* _Directive_:
Copy out the material below in full, but not its images.
*** Supplied data
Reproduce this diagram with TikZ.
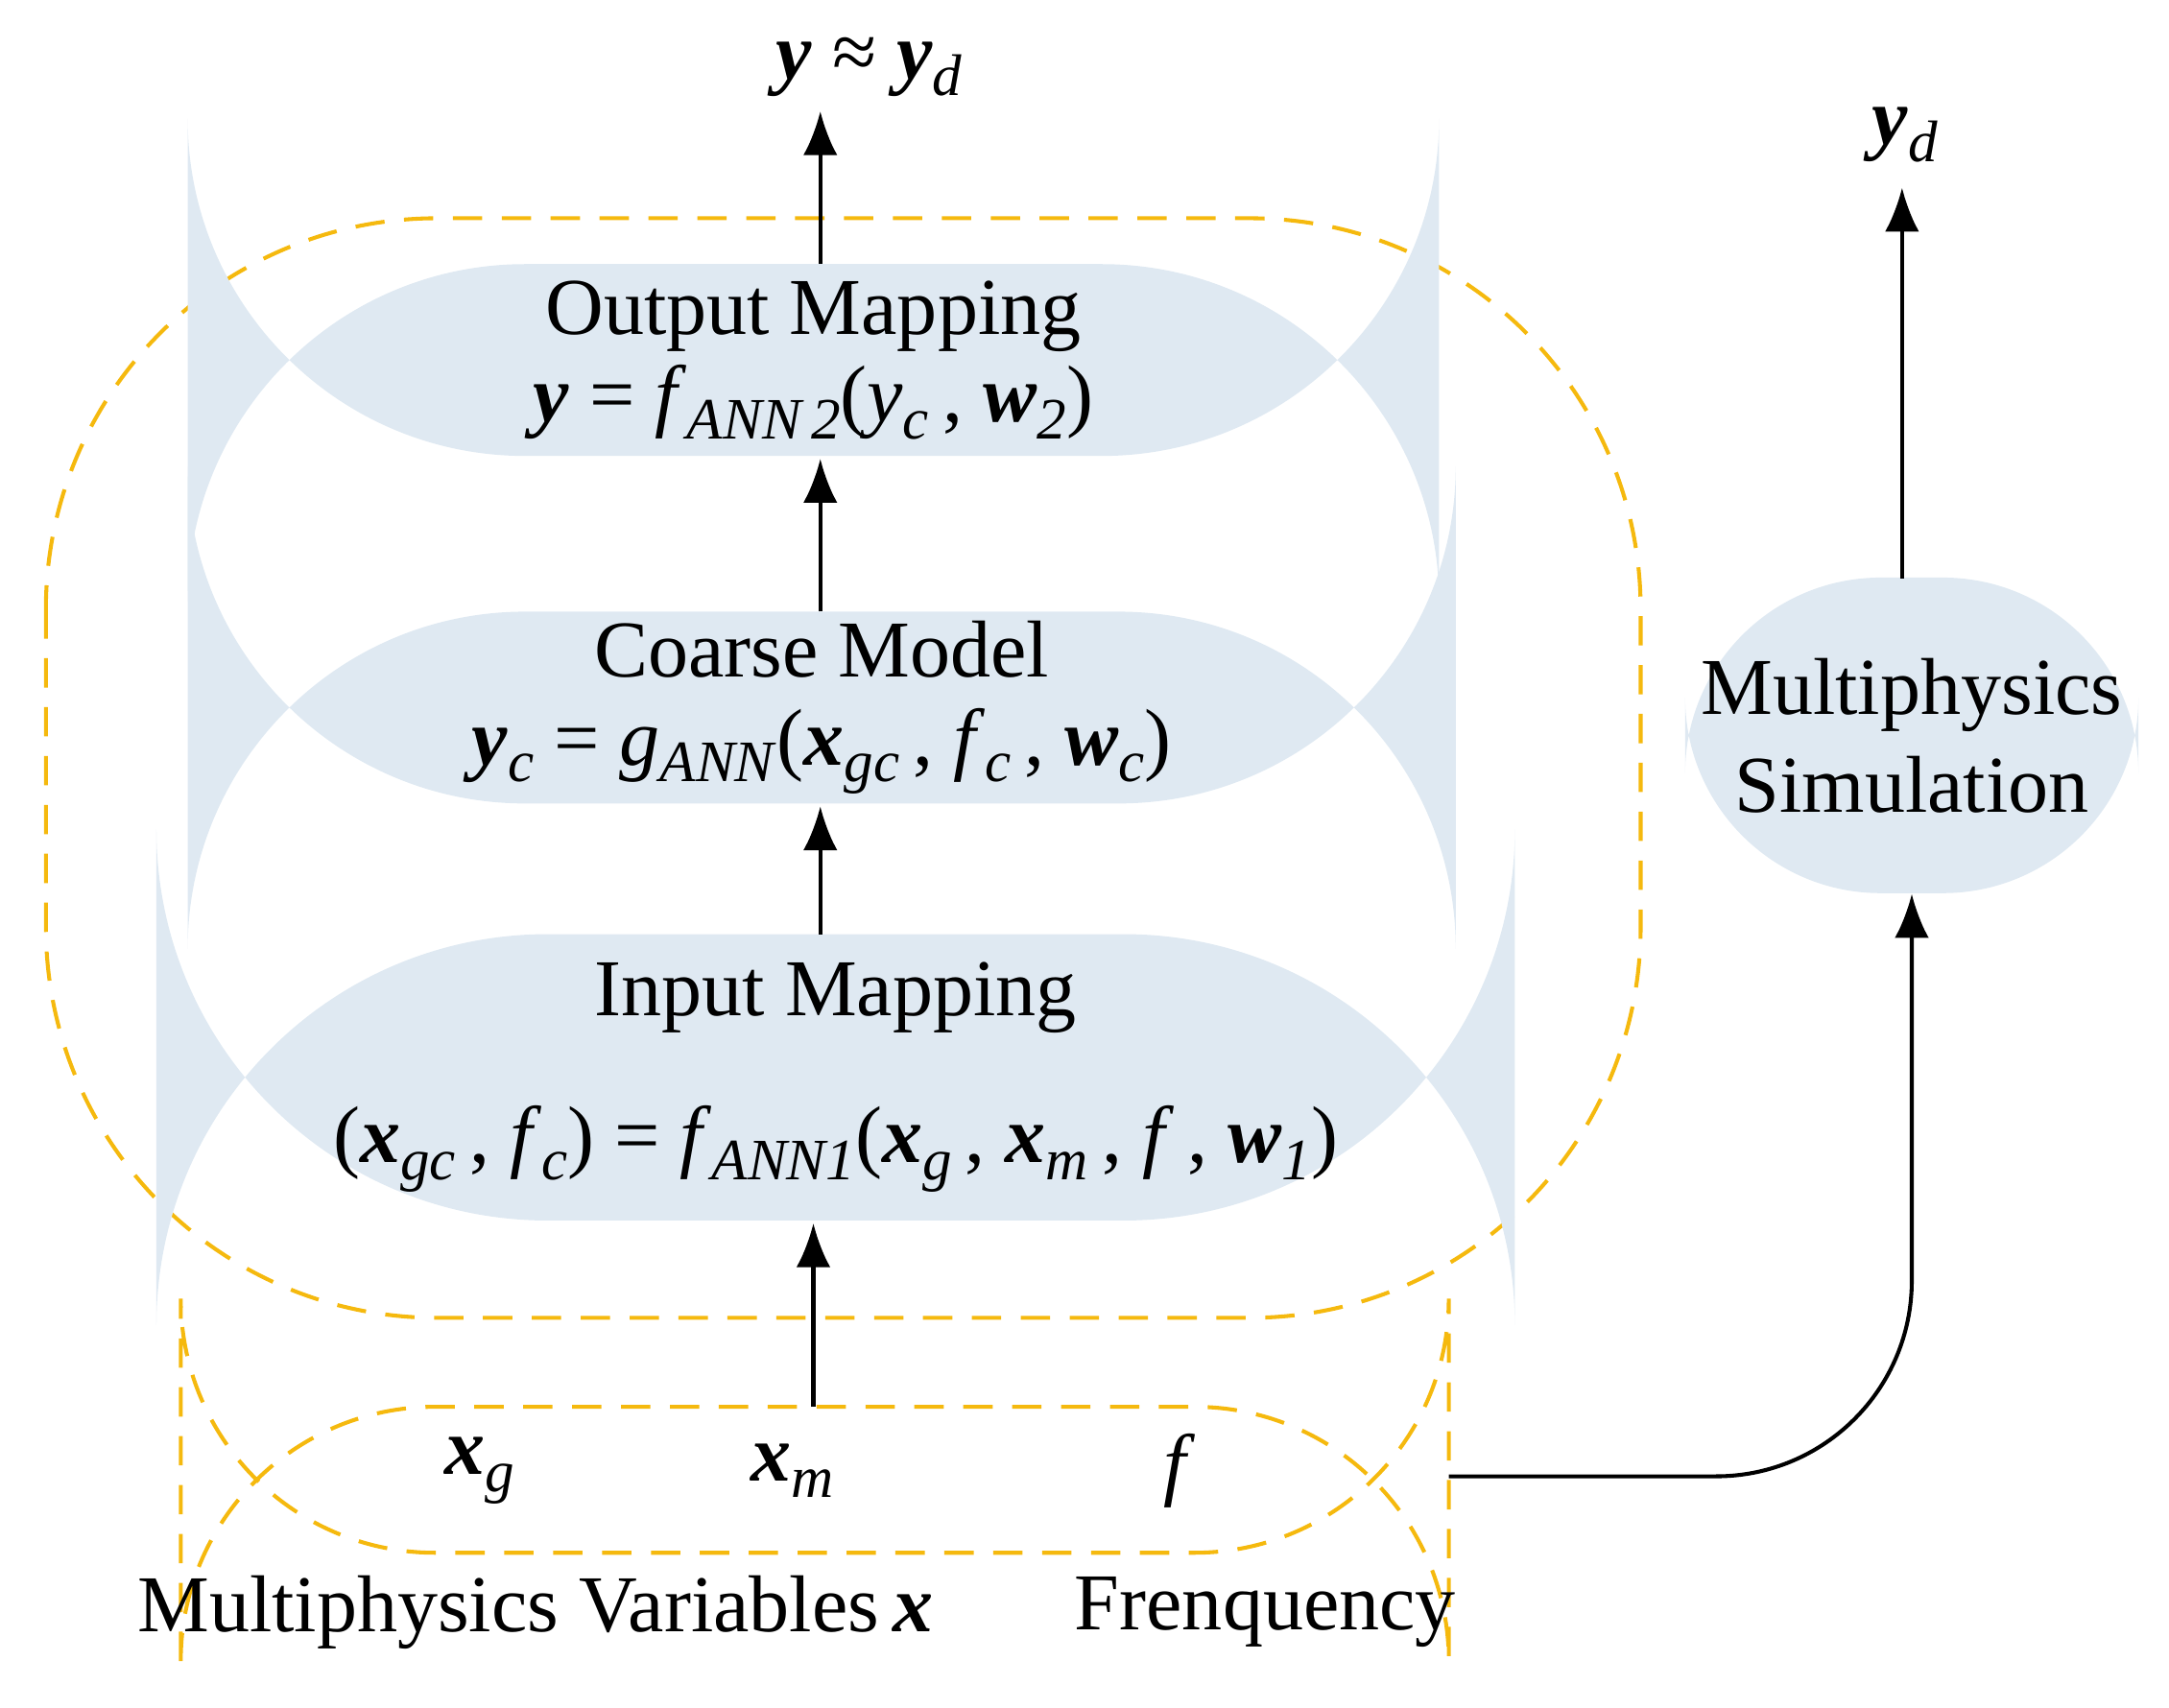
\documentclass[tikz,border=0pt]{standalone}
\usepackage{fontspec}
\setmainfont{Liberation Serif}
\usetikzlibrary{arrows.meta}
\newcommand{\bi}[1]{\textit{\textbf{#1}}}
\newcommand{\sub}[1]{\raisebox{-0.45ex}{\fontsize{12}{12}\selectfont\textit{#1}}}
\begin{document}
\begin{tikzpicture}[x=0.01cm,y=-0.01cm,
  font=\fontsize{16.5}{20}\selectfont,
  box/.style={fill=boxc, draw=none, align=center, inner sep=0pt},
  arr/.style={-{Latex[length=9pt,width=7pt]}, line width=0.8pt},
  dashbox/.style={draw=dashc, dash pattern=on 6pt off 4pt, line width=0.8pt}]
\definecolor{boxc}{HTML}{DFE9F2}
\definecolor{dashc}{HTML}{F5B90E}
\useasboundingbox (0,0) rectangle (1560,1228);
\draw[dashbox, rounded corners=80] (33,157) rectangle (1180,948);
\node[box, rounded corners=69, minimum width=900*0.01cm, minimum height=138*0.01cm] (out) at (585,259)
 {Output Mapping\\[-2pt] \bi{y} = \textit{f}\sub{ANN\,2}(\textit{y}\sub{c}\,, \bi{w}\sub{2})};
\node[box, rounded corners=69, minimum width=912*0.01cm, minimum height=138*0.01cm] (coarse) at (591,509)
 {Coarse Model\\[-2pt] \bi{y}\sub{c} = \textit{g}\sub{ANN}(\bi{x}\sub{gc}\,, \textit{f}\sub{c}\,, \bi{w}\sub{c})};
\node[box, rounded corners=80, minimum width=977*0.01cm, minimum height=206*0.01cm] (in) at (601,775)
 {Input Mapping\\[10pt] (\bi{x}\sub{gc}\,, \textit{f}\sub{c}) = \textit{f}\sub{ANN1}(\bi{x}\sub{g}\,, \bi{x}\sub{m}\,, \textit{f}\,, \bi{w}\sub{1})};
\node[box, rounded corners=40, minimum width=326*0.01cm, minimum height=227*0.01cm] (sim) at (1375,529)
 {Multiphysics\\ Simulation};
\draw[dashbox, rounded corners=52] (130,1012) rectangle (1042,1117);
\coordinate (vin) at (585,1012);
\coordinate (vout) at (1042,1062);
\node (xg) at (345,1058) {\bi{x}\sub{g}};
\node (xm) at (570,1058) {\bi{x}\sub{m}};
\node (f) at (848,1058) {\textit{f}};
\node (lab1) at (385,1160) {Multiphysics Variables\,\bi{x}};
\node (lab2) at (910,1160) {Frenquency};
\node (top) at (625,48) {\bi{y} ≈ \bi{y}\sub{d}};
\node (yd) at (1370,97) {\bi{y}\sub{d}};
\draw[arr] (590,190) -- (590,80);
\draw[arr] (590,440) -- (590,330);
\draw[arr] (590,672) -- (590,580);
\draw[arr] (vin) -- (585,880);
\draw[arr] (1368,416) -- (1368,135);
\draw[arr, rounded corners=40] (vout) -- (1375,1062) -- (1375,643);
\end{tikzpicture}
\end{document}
******
* _Task output_:
Reproduce this diagram with TikZ.
\documentclass[tikz,border=0pt]{standalone}
\usepackage{fontspec}
\setmainfont{Liberation Serif}
\usetikzlibrary{arrows.meta}
\newcommand{\bi}[1]{\textit{\textbf{#1}}}
\newcommand{\sub}[1]{\raisebox{-0.45ex}{\fontsize{12}{12}\selectfont\textit{#1}}}
\begin{document}
\begin{tikzpicture}[x=0.01cm,y=-0.01cm,
  font=\fontsize{16.5}{20}\selectfont,
  box/.style={fill=boxc, draw=none, align=center, inner sep=0pt},
  arr/.style={-{Latex[length=9pt,width=7pt]}, line width=0.8pt},
  dashbox/.style={draw=dashc, dash pattern=on 6pt off 4pt, line width=0.8pt}]
\definecolor{boxc}{HTML}{DFE9F2}
\definecolor{dashc}{HTML}{F5B90E}
\useasboundingbox (0,0) rectangle (1560,1228);
\draw[dashbox, rounded corners=80] (33,157) rectangle (1180,948);
\node[box, rounded corners=69, minimum width=900*0.01cm, minimum height=138*0.01cm] (out) at (585,259)
 {Output Mapping\\[-2pt] \bi{y} = \textit{f}\sub{ANN\,2}(\textit{y}\sub{c}\,, \bi{w}\sub{2})};
\node[box, rounded corners=69, minimum width=912*0.01cm, minimum height=138*0.01cm] (coarse) at (591,509)
 {Coarse Model\\[-2pt] \bi{y}\sub{c} = \textit{g}\sub{ANN}(\bi{x}\sub{gc}\,, \textit{f}\sub{c}\,, \bi{w}\sub{c})};
\node[box, rounded corners=80, minimum width=977*0.01cm, minimum height=206*0.01cm] (in) at (601,775)
 {Input Mapping\\[10pt] (\bi{x}\sub{gc}\,, \textit{f}\sub{c}) = \textit{f}\sub{ANN1}(\bi{x}\sub{g}\,, \bi{x}\sub{m}\,, \textit{f}\,, \bi{w}\sub{1})};
\node[box, rounded corners=40, minimum width=326*0.01cm, minimum height=227*0.01cm] (sim) at (1375,529)
 {Multiphysics\\ Simulation};
\draw[dashbox, rounded corners=52] (130,1012) rectangle (1042,1117);
\coordinate (vin) at (585,1012);
\coordinate (vout) at (1042,1062);
\node (xg) at (345,1058) {\bi{x}\sub{g}};
\node (xm) at (570,1058) {\bi{x}\sub{m}};
\node (f) at (848,1058) {\textit{f}};
\node (lab1) at (385,1160) {Multiphysics Variables\,\bi{x}};
\node (lab2) at (910,1160) {Frenquency};
\node (top) at (625,48) {\bi{y} ≈ \bi{y}\sub{d}};
\node (yd) at (1370,97) {\bi{y}\sub{d}};
\draw[arr] (590,190) -- (590,80);
\draw[arr] (590,440) -- (590,330);
\draw[arr] (590,672) -- (590,580);
\draw[arr] (vin) -- (585,880);
\draw[arr] (1368,416) -- (1368,135);
\draw[arr, rounded corners=40] (vout) -- (1375,1062) -- (1375,643);
\end{tikzpicture}
\end{document}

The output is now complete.